A rebuilt title is a permanent designation that fundamentally changes the history and future value of a motor vehicle. This title is applied to a car that was previously declared a total loss by an insurance company, typically due to significant damage from a collision, flood, or fire. The designation means the vehicle has since been repaired and passed a specialized state inspection, making it legally operable and ready for registration. Understanding this classification is important because it signifies a history of extensive repair and acts as a warning to all future owners, influencing both the purchase price and the long-term cost of ownership.
Defining the Vehicle’s Title History
The journey to a rebuilt title begins with a salvage title, which is the precursor designation applied immediately after a total loss event. An insurance adjuster determines a vehicle is a total loss when the estimated cost of repairs reaches a specific percentage of the car’s actual cash value (ACV) before the damage occurred. While this percentage varies by state, the threshold is commonly set around 70% to 75% of the ACV, though some states use a total loss formula that includes the salvage value in the calculation.
A vehicle with a salvage title is legally considered unfit for road use, meaning it cannot be registered or driven on public roads in most states. This title is a regulatory measure intended to warn consumers that the vehicle has sustained damage severe enough to render repair uneconomical. The key distinction is that a salvage vehicle represents a damaged, non-roadworthy asset, while a rebuilt vehicle represents that same asset after it has been fully restored and certified for legal operation.
The total loss threshold is not always a fixed percentage, as some states allow the insurance company to declare a total loss if the repair is simply uneconomical, regardless of a specific number. In these cases, the decision is based on an assessment that fixing the car would cost more than replacing it, factoring in the cost of parts, labor, and the vehicle’s residual value. This initial total loss declaration is what permanently brands the vehicle’s history, even after all subsequent repairs are completed.
The Rebuilding and Inspection Process
Changing a vehicle’s status from salvage to rebuilt requires a structured, multi-step process designed to ensure the car’s safety and prevent fraudulent activity. The repair phase must meticulously address all damage sustained in the original total loss event that led to the salvage designation. This includes restoring the vehicle to its original operating condition and ensuring compliance with all manufacturer specifications for appearance and function.

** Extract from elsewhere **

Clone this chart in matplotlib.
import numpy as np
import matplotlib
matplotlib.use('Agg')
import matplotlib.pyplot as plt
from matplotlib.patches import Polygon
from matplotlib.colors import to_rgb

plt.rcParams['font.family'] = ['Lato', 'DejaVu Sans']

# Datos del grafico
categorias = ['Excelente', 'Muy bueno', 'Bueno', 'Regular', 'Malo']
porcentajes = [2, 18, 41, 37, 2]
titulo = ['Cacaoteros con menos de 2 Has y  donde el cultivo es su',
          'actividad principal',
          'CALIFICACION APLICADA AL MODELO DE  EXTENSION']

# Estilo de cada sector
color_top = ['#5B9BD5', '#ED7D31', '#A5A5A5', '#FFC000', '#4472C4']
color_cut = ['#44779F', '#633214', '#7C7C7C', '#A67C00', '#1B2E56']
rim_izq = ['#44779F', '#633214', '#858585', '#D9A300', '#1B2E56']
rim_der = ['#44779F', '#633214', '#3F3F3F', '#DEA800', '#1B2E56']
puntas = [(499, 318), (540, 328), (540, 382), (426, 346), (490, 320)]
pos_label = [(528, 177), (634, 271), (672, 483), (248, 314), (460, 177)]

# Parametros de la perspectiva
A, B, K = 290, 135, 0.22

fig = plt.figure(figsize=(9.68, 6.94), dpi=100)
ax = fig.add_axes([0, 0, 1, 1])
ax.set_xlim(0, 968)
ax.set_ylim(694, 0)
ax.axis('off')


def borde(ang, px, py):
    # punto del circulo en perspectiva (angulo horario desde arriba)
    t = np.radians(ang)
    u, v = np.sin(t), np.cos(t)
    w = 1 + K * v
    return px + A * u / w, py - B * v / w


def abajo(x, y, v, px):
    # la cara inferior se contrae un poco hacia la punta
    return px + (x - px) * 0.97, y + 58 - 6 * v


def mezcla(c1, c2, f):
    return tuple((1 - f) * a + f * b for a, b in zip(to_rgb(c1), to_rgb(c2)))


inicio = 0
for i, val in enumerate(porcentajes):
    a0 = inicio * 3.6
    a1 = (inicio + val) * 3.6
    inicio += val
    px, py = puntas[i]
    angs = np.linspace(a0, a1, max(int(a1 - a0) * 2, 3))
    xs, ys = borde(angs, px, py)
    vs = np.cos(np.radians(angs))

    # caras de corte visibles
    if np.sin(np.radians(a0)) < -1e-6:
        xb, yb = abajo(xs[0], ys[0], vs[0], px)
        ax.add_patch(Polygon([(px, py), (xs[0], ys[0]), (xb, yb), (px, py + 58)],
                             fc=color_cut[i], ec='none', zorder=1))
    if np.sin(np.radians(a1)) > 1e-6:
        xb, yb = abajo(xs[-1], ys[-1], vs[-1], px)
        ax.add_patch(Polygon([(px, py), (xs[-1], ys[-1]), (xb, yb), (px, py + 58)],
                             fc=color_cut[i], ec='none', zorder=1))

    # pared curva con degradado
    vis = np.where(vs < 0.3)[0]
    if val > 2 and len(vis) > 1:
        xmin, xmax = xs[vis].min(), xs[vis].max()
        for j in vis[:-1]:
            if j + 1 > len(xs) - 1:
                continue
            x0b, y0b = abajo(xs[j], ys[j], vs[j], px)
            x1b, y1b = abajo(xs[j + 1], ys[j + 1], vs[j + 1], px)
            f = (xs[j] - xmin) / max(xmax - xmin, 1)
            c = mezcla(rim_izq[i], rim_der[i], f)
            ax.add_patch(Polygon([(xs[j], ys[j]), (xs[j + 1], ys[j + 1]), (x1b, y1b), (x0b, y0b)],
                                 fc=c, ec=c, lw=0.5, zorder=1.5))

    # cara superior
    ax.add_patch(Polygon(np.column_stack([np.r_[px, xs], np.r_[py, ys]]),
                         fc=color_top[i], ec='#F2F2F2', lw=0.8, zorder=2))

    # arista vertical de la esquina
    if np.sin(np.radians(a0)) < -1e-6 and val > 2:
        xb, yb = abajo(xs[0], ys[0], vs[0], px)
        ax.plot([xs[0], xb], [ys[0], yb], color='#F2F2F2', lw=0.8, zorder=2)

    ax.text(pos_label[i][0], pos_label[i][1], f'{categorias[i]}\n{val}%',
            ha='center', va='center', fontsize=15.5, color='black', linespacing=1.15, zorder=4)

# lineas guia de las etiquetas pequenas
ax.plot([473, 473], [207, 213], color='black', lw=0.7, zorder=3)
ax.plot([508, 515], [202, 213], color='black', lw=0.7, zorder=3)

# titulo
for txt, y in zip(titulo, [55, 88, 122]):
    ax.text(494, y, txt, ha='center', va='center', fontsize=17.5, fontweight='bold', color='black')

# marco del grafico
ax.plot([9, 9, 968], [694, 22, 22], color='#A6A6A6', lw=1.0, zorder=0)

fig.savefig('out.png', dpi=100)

A crucial part of the documentation involves maintaining a paper trail for every major component part used in the repair, such as engines, frames, transmissions, bumpers, and airbags. The rebuilder must provide original receipts for all replacement parts, and for used parts, the documentation must often include the VIN of the vehicle from which the parts were sourced. This rigorous requirement is designed to combat auto theft by making it difficult to use stolen components in the rebuilding process.

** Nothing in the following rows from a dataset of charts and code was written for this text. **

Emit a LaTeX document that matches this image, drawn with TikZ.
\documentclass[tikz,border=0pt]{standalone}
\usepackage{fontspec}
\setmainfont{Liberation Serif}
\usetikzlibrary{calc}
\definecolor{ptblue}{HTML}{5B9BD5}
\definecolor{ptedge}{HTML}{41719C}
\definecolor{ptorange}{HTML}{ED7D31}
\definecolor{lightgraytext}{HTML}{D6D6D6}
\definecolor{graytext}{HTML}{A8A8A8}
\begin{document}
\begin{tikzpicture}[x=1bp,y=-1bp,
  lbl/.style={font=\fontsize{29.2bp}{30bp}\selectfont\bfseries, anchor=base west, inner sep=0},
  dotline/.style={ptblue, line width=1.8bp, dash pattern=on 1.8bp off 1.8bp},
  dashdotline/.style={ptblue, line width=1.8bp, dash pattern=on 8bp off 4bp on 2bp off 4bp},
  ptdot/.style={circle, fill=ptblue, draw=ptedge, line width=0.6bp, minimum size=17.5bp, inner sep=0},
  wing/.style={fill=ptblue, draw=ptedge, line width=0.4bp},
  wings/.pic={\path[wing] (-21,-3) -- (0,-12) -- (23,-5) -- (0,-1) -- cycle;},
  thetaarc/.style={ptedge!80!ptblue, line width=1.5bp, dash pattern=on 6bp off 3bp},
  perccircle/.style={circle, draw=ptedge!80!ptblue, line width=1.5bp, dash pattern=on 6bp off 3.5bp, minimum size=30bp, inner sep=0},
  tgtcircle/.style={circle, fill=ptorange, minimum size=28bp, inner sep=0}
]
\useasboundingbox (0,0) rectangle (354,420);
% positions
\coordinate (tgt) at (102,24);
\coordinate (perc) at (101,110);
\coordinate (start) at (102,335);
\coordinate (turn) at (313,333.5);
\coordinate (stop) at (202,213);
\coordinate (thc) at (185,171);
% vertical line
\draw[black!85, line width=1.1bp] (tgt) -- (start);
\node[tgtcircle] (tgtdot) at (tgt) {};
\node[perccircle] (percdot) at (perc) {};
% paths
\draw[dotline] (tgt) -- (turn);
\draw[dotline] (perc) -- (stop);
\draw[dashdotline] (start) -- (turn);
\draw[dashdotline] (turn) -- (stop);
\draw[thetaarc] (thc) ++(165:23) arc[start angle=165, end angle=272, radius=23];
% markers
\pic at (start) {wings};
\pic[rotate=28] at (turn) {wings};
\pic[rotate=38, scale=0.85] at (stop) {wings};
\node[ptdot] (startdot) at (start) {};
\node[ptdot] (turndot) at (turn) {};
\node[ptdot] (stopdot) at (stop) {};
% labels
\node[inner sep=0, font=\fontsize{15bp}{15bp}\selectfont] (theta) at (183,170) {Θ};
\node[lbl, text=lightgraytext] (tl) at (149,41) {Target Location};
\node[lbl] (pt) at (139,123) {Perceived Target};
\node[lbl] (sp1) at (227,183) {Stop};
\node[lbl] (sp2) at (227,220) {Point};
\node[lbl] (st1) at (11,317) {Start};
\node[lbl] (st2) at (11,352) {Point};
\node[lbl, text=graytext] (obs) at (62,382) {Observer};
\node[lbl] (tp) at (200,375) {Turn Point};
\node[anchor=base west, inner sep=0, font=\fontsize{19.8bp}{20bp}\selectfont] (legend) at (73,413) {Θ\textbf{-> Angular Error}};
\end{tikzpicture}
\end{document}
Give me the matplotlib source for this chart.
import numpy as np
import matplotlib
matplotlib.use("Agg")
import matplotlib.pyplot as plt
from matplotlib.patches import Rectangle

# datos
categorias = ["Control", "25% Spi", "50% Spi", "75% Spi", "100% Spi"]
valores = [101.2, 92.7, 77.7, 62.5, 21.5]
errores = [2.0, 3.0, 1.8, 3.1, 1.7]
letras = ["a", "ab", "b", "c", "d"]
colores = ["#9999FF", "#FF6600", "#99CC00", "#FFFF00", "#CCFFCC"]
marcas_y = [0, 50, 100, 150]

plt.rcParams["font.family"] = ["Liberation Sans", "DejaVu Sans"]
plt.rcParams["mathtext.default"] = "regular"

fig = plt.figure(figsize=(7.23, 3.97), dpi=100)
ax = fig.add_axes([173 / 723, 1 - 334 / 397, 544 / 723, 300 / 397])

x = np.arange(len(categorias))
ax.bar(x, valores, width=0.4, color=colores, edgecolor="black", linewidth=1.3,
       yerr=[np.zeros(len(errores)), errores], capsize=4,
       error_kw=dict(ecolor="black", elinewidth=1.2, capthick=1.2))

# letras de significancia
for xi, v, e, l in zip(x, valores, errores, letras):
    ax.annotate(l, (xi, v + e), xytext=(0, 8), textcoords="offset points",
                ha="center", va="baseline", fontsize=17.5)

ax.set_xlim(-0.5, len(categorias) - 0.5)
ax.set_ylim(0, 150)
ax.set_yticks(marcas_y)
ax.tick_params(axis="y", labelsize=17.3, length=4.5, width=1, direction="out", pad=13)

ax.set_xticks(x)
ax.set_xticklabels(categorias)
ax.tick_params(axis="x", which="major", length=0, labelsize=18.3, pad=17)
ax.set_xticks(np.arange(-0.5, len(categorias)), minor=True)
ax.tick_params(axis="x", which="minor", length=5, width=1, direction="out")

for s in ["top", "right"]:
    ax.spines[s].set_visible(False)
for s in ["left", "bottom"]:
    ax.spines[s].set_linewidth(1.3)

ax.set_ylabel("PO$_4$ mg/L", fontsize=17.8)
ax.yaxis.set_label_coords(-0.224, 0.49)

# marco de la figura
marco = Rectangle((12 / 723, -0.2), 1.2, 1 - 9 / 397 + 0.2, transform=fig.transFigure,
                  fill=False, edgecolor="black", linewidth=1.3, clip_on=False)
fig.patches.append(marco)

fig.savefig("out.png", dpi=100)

The final step is a mandatory state-level inspection, often referred to as a rebuilt vehicle inspection or an enhanced vehicle safety inspection. This inspection verifies that the vehicle meets all safety and equipment standards, ensuring that structural integrity, lighting, braking, and safety restraint systems, including airbags, are fully functional. The inspector examines the repair work and cross-references the documentation to confirm that the parts used match the receipts and that the original damage has been properly corrected.
Financial and Practical Implications
Purchasing a vehicle with a rebuilt title carries several financial and practical consequences that extend beyond the initial lower purchase price. The most immediate impact is on the vehicle’s market value, which is significantly reduced compared to an identical model with a clean title. This reduction typically falls in the range of 20% to 50%, reflecting the permanent branding and the inherent risk associated with the car’s history of severe damage.
Securing comprehensive insurance coverage often becomes a challenge because many insurers classify rebuilt vehicles as high-risk assets. While liability coverage is generally available, obtaining full coverage (collision and comprehensive) can be difficult, and when it is offered, the premiums may be 20% to 40% higher than for a clean-title car. The insurer’s hesitation stems from the uncertainty of hidden damage and the difficulty in accurately assessing the vehicle’s value for a future claim payout.
Financing a rebuilt title vehicle is also substantially more difficult, as many traditional lenders and banks refuse to issue loans for cars with this designation. Lenders perceive the lower resale value and the prior damage history as a significant risk, making the asset less desirable as collateral. Consequently, buyers may be forced to seek out specialized financing or pay for the vehicle entirely with cash, which limits the pool of potential buyers and further compounds the difficulty of reselling the car later.